Assessment of Damages
The court assessed that there was insufficient evidence presented to prove the damages claimed by Jones as a result of the alleged actions by the power company. Even if the power company had acted improperly, the court required that Jones establish a clear link between those actions and the damages he suffered. The evidence did not demonstrate that Jones incurred any quantifiable loss because of the company’s activities beyond the right-of-way. The court emphasized that without sufficient proof of damages, the plaintiff could not prevail in his claim, whether framed as a tort or contract claim. Thus, the absence of credible evidence regarding damages further supported the granting of a nonsuit in favor of the defendant, reinforcing the court's conclusion that the trial judge acted properly.
Principle of Eminent Domain and Rights Granted
The court articulated principles surrounding the rights conferred by eminent domain and the nature of the right-of-way agreement. It recognized that entities like the South Carolina Power Company possess the authority to establish rights-of-way necessary for public utility operations. The court asserted that when a right-of-way is established, whether through condemnation or deed, it encompasses the reasonable use of that right without automatically entitling the landowner to damages for incidental impacts.
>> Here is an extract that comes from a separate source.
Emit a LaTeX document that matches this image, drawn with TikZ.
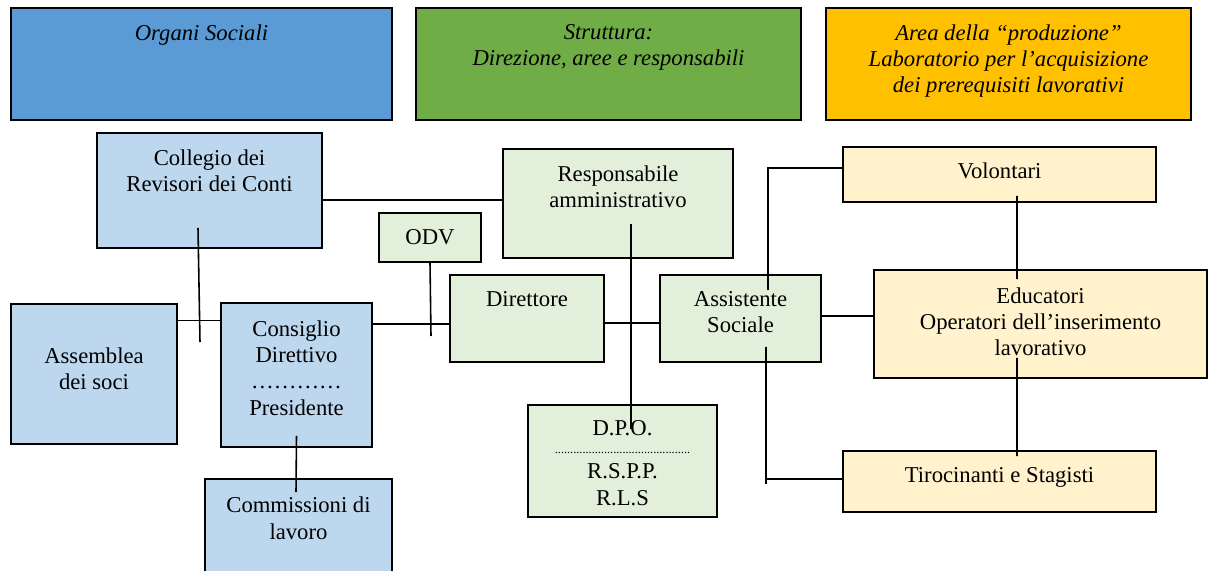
\documentclass[tikz,border=0pt]{standalone}
\usepackage{fontspec}
\setmainfont{Liberation Serif}
\usetikzlibrary{calc}

% Colours of the three areas
\definecolor{headblue}{HTML}{5B9BD5}
\definecolor{headgreen}{HTML}{70AD47}
\definecolor{headorange}{HTML}{FFC000}
\definecolor{paleblue}{HTML}{BDD7EE}
\definecolor{palegreen}{HTML}{E2EFDA}
\definecolor{paleyellow}{HTML}{FFF2CC}

\begin{document}
\begin{tikzpicture}[
    box/.style={draw=black, line width=1pt, rectangle, inner sep=0pt},
    txt/.style={anchor=north, inner sep=0pt, align=center, font=\fontsize{12.9}{15}\selectfont},
    link/.style={line width=0.9pt}
]

    % Fix the size of the page
    \useasboundingbox (0,0) rectangle (24.16,11.4);

    % Draw the three header boxes
    \node[box, fill=headblue, minimum width=7.62cm, minimum height=2.24cm] (org) at (4.03,10.12) {};
    \node[box, fill=headgreen, minimum width=7.70cm, minimum height=2.24cm] (str) at (12.17,10.12) {};
    \node[box, fill=headorange, minimum width=7.30cm, minimum height=2.24cm] (area) at (20.17,10.12) {};
    % Header texts, in italics near the top of each box
    \node[txt, font=\fontsize{12.9}{15}\selectfont\itshape] (org-t) at ($(org.north)+(0,-0.34)$) {Organi Sociali};
    \node[txt, font=\fontsize{12.9}{15}\selectfont\itshape] (str-t) at ($(str.north)+(0,-0.34)$) {Struttura:\\Direzione, aree e responsabili};
    \node[txt, font=\fontsize{12.9}{15}\selectfont\itshape] (area-t) at ($(area.north)+(0,-0.34)$) {Area della “produzione”\\Laboratorio per l’acquisizione\\dei prerequisiti lavorativi};

    % Organi sociali (blue)
    \node[box, fill=paleblue, minimum width=4.50cm, minimum height=2.30cm] (coll) at (4.19,7.59) {};
    \node[txt] (coll-t) at ($(coll.north)+(0,-0.34)$) {Collegio dei\\Revisori dei Conti};
    \node[box, fill=paleblue, minimum width=3.32cm, minimum height=2.80cm] (asse) at (1.88,3.92) {};
    \node[txt] (asse-t) at ($(asse.north)+(0,-0.88)$) {Assemblea\\dei soci};
    \node[box, fill=paleblue, minimum width=3.02cm, minimum height=2.88cm] (cons) at (5.93,3.90) {};
    \node[txt] (cons-t) at ($(cons.north)+(0,-0.36)$) {Consiglio\\Direttivo\\…………\\Presidente};
    \node[box, fill=paleblue, minimum width=3.74cm, minimum height=2.42cm] (comm) at (5.97,0.61) {};
    \node[txt] (comm-t) at ($(comm.north)+(0,-0.37)$) {Commissioni di\\lavoro};

    % Struttura (green)
    \node[box, fill=palegreen, minimum width=4.60cm, minimum height=2.18cm] (resp) at (12.36,7.33) {};
    \node[txt] (resp-t) at ($(resp.north)+(0,-0.34)$) {Responsabile\\amministrativo};
    \node[box, fill=palegreen, minimum width=2.04cm, minimum height=0.98cm] (odv) at (8.60,6.65) {};
    \node[txt] (odv-t) at ($(odv.north)+(0,-0.34)$) {ODV};
    \node[box, fill=palegreen, minimum width=3.08cm, minimum height=1.74cm] (dir) at (10.54,5.03) {};
    \node[txt] (dir-t) at ($(dir.north)+(0,-0.34)$) {Direttore};
    \node[box, fill=palegreen, minimum width=3.22cm, minimum height=1.74cm] (ass) at (14.81,5.03) {};
    \node[txt] (ass-t) at ($(ass.north)+(0,-0.34)$) {Assistente\\Sociale};
    \node[box, fill=palegreen, minimum width=3.78cm, minimum height=2.24cm] (dpo) at (12.45,2.18) {};
    \node[txt] (dpo-t) at ($(dpo.north)+(0,-0.33)$) {D.P.O.};
    \node[anchor=base, inner sep=0pt, font=\fontsize{7}{8}\selectfont] (dpo-d) at ($(dpo.north)+(0,-0.98)$) {............................................};
    \node[txt] (dpo-r) at ($(dpo.north)+(0,-1.19)$) {R.S.P.P.\\R.L.S};

    % Area della produzione (yellow)
    \node[box, fill=paleyellow, minimum width=6.26cm, minimum height=1.10cm] (vol) at (19.99,7.91) {};
    \node[txt] (vol-t) at ($(vol.north)+(0,-0.32)$) {Volontari};
    \node[box, fill=paleyellow, minimum width=6.66cm, minimum height=2.16cm] (edu) at (20.81,4.92) {};
    \node[txt] (edu-t) at ($(edu.north)+(0,-0.36)$) {Educatori\\Operatori dell’inserimento\\lavorativo};
    \node[box, fill=paleyellow, minimum width=6.26cm, minimum height=1.22cm] (tir) at (19.99,1.77) {};
    \node[txt] (tir-t) at ($(tir.north)+(0,-0.35)$) {Tirocinanti e Stagisti};

    % Free ends of the connectors
    \coordinate (cj) at (4.00,4.56);
    \coordinate (oj) at (8.62,4.68);
    \coordinate (tj) at (15.32,1.72);

    % Connectors
    \draw[link] (coll.east |- 0,7.40) -- (resp.west |- 0,7.40);
    \draw[link] ($(coll.south)+(-0.23,0.42)$) -- (cj);
    \draw[link] (asse.east |- 0,4.99) -- (cons.west |- 0,4.99);
    \draw[link] (cons.east |- 0,4.92) -- (dir.west |- 0,4.92);
    \draw[link] (odv.south) -- (oj);
    \draw[link] (dir.east |- 0,4.94) -- (ass.west |- 0,4.94);
    \draw[link] ($(resp.south)+(0.26,0.70)$) -- ($(dpo.north)+(0.17,-0.50)$);
    \draw[link] ($(ass.north)+(0.55,-0.32)$) |- (vol.west |- 0,8.04);
    \draw[link] (ass.east |- 0,5.08) -- (edu.west |- 0,5.08);
    \draw[link] ($(ass.south)+(0.51,0.32)$) -- (tj);
    \draw[link] (tj |- 0,1.82) -- (tir.west |- 0,1.82);
    \draw[link] ($(vol.south)+(0.35,0.14)$) -- ($(edu.north)+(-0.47,-0.20)$);
    \draw[link] ($(edu.south)+(-0.47,0.42)$) -- ($(tir.north)+(0.35,-0.12)$);
    \draw[link] ($(cons.south)+(0,0.24)$) -- ($(comm.north)+(-0.05,-0.28)$);

\end{tikzpicture}
\end{document}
The ruling highlighted that if the company operated within the scope of its granted rights, it would not be liable for damages unless it was proven that it acted with negligence or malice. Consequently, the court reiterated that the parameters of the right-of-way, as outlined in the deed, defined the extent of permissible actions, and any deviation must be substantiated by clear evidence of wrongdoing.
Conclusion of the Court
In conclusion, the court affirmed the judgment in favor of the South Carolina Power Company, finding no merit in the plaintiff’s claims. It determined that the trial court correctly treated the case as one of tort and that the exclusion of evidence related to breach of contract was appropriate under those circumstances. The court maintained that the evidence did not support any claims for damages resulting from the power company’s actions, as they were operating within the confines of the right-of-way deed. Thus, the Circuit Court's decision to grant a nonsuit was upheld, and the court confirmed that any claims regarding the alleged destruction of timber must be based on a demonstrable breach of the contractual obligations, which were not established in this case.